- Problem statement
Set down the lines from the one containing "What Apache ECharts" to the one containing "-4.2, -2.2, 0, 0];", both lines included, exactly as they stand and with no other lines.

- Listed entries
* * * * * * *
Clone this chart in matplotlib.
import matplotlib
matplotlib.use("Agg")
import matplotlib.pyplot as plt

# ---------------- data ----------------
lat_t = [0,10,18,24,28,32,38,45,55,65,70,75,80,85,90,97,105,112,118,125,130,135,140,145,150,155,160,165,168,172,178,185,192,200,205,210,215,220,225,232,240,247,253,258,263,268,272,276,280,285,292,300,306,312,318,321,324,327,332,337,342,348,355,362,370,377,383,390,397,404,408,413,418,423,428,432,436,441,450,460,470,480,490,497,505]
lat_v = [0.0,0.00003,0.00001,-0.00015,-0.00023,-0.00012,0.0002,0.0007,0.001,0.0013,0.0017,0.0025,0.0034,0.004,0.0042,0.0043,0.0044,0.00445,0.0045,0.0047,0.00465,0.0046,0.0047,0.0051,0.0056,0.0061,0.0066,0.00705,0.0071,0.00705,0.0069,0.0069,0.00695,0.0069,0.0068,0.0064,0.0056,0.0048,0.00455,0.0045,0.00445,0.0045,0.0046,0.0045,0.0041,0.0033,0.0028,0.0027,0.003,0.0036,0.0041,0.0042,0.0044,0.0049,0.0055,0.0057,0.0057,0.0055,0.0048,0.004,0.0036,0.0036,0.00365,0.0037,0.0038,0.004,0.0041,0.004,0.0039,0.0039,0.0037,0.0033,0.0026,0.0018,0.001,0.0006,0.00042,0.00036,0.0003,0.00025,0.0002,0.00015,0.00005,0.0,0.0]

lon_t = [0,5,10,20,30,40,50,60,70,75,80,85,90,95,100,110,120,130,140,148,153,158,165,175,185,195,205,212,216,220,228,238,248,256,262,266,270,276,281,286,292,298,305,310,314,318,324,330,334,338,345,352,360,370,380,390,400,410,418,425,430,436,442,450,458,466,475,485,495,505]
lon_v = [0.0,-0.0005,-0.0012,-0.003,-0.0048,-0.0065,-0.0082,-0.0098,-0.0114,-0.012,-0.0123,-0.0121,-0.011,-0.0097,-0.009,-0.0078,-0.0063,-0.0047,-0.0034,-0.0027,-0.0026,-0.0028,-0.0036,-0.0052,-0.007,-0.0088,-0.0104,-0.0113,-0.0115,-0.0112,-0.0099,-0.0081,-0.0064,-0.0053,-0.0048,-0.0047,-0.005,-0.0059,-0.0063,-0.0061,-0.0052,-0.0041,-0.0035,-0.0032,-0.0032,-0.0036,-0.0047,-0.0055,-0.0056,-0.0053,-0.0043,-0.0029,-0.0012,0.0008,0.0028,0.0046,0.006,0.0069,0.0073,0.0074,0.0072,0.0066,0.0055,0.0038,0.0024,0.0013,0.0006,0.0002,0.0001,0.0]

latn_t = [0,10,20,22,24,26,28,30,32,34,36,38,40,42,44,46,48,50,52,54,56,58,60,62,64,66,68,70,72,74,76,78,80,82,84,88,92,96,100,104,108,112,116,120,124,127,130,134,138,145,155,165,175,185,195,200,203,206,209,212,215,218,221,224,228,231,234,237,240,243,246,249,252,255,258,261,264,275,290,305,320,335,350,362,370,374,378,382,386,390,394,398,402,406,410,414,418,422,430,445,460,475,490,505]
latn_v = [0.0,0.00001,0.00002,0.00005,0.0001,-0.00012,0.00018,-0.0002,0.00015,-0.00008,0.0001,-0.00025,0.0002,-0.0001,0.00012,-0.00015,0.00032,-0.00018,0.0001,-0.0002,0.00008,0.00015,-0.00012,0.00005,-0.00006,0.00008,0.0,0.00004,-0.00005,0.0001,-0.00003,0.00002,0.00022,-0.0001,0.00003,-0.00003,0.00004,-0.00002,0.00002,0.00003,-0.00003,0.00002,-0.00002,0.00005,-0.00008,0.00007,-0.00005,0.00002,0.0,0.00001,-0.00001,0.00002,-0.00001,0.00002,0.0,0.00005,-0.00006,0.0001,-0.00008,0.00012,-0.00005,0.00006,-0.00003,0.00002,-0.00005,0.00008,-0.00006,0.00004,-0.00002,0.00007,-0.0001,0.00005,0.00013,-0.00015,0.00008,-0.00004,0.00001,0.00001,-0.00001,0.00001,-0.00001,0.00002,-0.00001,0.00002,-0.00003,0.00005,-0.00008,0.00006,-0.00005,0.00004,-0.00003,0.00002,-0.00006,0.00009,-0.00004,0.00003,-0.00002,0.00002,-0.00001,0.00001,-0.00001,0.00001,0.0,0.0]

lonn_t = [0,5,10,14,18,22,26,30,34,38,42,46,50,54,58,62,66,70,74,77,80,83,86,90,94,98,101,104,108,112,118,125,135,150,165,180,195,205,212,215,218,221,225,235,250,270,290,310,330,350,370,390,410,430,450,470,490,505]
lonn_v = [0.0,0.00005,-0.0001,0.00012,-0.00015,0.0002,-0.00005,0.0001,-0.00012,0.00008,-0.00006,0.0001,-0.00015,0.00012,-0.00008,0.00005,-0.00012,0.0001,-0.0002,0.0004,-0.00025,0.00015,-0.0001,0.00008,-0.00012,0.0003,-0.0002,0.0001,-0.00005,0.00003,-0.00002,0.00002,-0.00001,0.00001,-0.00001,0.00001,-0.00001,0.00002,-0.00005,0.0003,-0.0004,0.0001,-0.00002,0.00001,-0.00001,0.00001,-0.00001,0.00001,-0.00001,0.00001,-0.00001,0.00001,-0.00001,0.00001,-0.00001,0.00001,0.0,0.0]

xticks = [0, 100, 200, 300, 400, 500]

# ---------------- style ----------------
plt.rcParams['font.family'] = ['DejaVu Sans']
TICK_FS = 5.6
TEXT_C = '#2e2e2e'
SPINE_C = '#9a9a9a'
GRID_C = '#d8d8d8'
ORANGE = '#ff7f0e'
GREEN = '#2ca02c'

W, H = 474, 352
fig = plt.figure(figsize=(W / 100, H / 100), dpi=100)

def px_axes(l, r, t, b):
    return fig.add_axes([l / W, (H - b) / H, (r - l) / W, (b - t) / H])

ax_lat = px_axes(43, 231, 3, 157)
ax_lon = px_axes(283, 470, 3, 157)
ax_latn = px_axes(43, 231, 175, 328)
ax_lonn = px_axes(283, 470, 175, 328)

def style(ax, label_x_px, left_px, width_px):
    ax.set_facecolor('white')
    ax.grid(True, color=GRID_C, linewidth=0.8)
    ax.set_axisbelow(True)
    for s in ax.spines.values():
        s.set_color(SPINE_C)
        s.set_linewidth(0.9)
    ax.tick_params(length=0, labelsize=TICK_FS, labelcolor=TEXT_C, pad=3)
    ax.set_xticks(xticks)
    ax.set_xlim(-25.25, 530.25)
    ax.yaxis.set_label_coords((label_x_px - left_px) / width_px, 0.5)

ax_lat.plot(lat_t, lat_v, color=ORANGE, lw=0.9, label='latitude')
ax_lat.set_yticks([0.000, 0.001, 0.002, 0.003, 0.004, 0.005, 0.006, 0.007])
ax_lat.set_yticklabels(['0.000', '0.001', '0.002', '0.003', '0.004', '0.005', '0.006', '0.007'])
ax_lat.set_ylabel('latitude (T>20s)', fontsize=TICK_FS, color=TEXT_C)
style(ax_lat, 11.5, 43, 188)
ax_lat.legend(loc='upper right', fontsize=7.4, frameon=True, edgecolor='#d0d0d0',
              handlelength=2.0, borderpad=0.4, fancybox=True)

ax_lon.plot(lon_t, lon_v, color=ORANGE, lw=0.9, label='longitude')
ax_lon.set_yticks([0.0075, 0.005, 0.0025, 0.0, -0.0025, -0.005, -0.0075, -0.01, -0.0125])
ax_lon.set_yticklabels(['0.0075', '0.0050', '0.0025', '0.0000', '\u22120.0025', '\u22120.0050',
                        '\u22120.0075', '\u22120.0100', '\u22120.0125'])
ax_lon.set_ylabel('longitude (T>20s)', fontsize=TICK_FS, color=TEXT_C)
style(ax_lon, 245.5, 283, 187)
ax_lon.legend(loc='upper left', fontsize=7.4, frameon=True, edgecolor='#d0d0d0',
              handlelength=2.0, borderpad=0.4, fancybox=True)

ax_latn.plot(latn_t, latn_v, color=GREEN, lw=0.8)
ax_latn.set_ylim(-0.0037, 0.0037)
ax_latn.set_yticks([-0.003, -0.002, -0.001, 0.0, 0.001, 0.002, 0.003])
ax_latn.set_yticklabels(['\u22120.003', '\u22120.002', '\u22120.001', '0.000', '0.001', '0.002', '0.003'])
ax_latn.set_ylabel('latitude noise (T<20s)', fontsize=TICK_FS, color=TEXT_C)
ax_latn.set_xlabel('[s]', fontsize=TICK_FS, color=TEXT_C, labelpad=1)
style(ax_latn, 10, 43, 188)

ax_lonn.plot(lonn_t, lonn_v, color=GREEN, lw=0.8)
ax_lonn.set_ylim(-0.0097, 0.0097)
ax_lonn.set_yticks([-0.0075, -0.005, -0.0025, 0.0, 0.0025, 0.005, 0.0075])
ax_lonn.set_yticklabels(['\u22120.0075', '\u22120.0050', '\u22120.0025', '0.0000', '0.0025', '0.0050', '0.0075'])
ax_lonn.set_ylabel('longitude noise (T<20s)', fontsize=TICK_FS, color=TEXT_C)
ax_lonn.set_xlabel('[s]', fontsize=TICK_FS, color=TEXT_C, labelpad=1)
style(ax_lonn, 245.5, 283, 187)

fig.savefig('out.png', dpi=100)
* * * * * * *
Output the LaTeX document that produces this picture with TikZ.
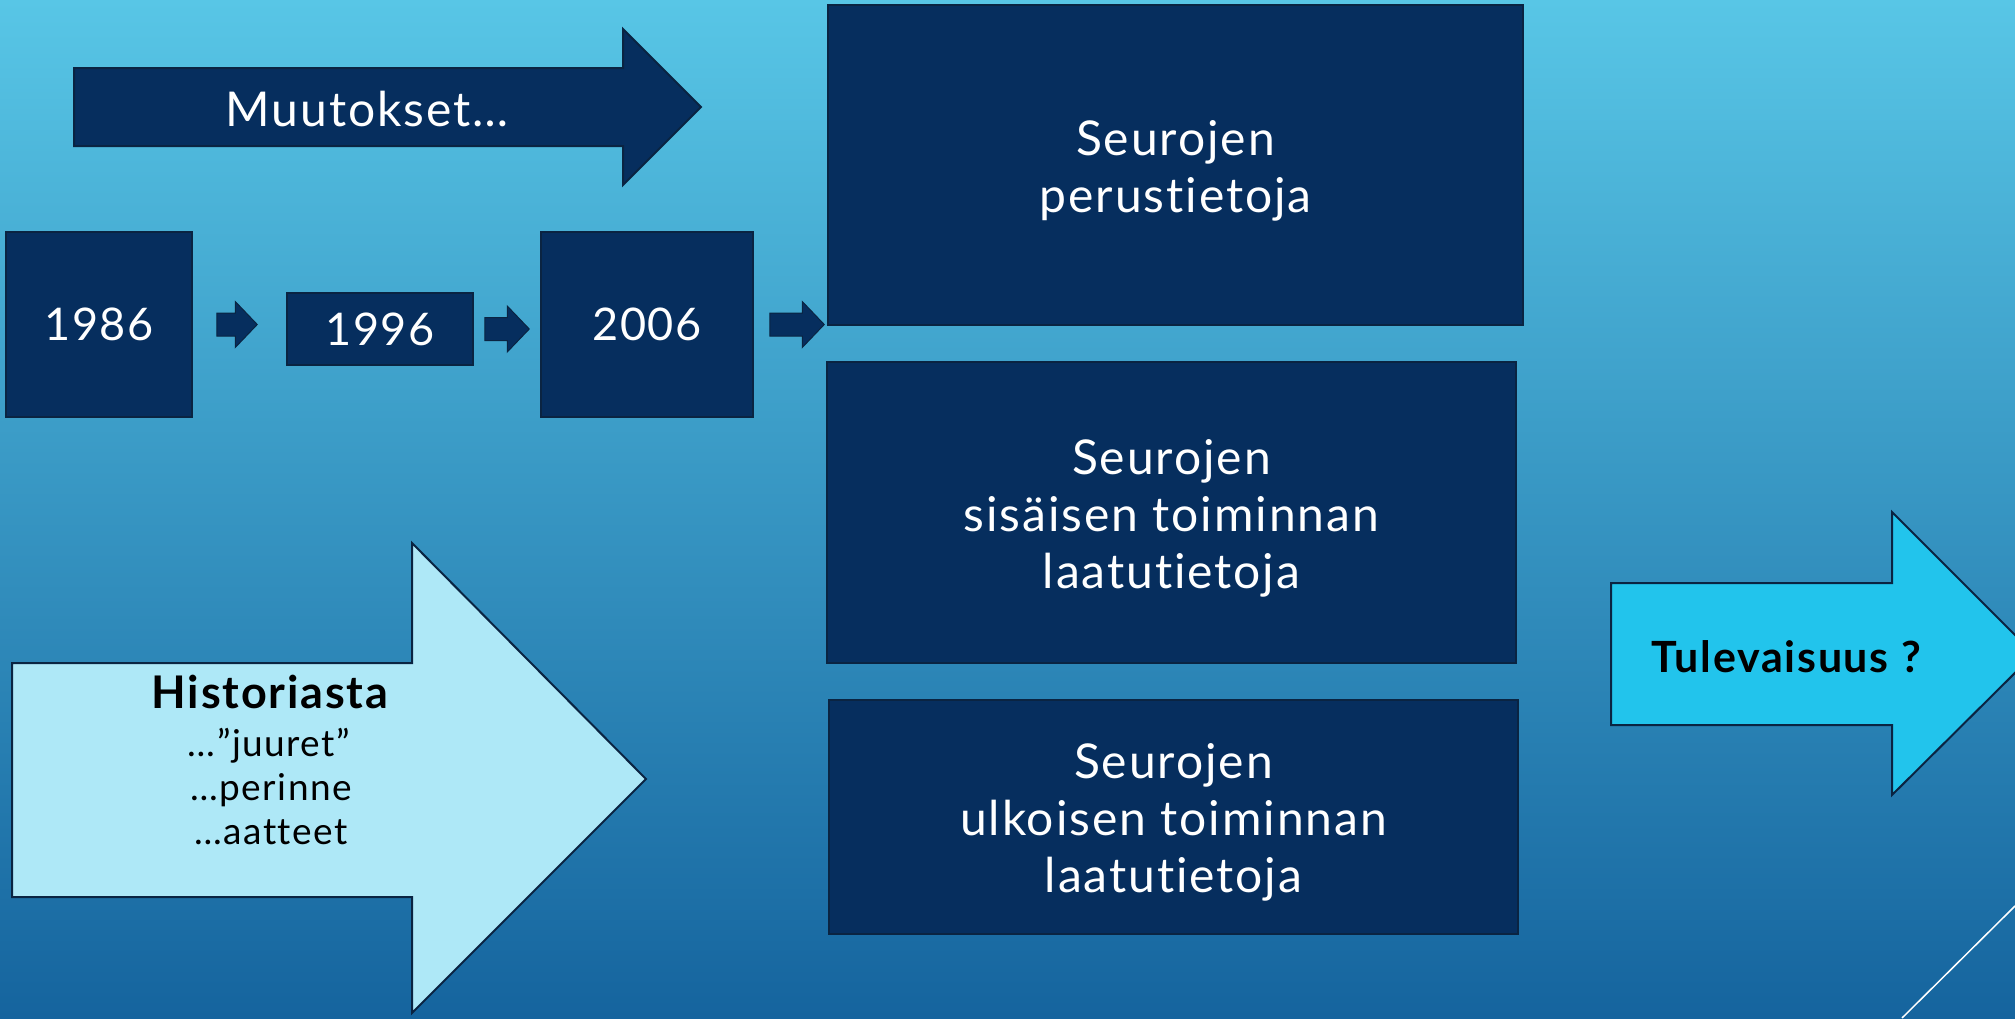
* * * * * * *
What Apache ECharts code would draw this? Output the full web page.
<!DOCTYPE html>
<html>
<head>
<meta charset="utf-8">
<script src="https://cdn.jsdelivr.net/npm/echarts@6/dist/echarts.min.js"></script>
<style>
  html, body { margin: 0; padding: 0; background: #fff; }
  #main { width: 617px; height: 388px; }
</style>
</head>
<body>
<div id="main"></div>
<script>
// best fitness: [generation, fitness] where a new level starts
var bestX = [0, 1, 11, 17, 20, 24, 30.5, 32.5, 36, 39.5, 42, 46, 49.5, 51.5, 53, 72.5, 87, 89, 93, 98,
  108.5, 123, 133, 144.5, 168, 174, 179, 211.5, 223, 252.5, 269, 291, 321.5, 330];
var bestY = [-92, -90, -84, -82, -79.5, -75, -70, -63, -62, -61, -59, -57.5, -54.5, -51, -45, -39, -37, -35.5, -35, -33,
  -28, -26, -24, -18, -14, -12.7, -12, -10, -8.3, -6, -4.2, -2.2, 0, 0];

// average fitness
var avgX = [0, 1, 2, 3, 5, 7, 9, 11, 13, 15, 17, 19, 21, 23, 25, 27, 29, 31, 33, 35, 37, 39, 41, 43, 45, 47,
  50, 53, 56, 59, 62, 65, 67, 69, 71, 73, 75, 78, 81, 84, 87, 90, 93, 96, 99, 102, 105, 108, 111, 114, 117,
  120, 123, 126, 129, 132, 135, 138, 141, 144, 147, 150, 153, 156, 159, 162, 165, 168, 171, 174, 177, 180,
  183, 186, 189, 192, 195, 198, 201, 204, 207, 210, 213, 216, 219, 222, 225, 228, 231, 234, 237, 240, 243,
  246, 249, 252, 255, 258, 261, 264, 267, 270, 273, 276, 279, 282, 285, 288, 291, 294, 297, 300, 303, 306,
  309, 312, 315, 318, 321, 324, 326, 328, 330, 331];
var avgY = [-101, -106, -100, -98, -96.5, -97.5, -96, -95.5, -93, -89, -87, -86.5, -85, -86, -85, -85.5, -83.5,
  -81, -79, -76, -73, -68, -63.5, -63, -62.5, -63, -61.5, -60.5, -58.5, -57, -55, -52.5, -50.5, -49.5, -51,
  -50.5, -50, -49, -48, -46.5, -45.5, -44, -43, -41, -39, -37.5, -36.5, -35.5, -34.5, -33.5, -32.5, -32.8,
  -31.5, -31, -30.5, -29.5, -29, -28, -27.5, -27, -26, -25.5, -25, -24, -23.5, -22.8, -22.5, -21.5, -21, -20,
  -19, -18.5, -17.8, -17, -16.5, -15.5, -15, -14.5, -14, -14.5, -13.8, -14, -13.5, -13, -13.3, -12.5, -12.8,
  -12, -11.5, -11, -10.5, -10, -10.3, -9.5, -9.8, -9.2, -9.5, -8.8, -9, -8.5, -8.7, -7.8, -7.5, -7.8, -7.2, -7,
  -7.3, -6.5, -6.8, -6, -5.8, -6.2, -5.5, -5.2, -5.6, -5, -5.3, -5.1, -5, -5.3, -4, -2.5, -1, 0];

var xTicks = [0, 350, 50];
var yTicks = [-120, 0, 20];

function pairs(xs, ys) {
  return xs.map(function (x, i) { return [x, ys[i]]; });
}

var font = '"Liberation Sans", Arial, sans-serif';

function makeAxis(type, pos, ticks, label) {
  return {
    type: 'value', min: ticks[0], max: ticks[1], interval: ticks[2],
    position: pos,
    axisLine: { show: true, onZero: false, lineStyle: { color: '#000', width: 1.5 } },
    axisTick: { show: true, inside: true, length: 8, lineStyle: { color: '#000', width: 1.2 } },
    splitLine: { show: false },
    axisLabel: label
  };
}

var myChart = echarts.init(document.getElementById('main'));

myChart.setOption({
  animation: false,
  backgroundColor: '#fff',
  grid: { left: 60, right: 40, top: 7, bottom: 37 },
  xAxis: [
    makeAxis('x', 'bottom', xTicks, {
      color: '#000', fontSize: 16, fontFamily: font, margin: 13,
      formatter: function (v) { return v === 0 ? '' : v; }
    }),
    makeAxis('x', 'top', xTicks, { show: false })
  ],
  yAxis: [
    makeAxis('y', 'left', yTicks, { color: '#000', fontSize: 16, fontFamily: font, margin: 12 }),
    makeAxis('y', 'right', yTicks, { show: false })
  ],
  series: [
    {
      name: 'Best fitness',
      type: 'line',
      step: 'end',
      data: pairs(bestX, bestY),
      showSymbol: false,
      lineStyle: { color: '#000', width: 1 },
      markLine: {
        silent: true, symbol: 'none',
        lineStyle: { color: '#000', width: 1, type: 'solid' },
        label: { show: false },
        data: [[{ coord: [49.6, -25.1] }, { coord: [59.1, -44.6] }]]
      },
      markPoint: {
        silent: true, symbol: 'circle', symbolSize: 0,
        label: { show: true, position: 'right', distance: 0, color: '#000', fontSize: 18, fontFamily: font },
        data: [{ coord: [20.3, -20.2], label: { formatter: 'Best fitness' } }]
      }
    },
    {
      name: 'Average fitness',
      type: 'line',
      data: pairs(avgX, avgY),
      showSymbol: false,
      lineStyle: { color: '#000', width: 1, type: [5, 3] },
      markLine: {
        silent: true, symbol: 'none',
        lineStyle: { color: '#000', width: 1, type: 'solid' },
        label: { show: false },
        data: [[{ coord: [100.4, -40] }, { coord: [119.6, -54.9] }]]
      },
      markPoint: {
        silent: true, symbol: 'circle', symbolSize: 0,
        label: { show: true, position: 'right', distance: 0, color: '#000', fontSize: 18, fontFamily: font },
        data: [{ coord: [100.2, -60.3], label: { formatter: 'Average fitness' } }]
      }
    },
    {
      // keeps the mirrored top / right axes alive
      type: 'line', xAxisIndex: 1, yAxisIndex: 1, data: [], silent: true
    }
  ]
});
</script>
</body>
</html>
* * * * * * *
- In response
What Apache ECharts code would draw this? Output the full web page.
<!DOCTYPE html>
<html>
<head>
<meta charset="utf-8">
<script src="https://cdn.jsdelivr.net/npm/echarts@6/dist/echarts.min.js"></script>
<style>
  html, body { margin: 0; padding: 0; background: #fff; }
  #main { width: 617px; height: 388px; }
</style>
</head>
<body>
<div id="main"></div>
<script>
// best fitness: [generation, fitness] where a new level starts
var bestX = [0, 1, 11, 17, 20, 24, 30.5, 32.5, 36, 39.5, 42, 46, 49.5, 51.5, 53, 72.5, 87, 89, 93, 98,
  108.5, 123, 133, 144.5, 168, 174, 179, 211.5, 223, 252.5, 269, 291, 321.5, 330];
var bestY = [-92, -90, -84, -82, -79.5, -75, -70, -63, -62, -61, -59, -57.5, -54.5, -51, -45, -39, -37, -35.5, -35, -33,
  -28, -26, -24, -18, -14, -12.7, -12, -10, -8.3, -6, -4.2, -2.2, 0, 0];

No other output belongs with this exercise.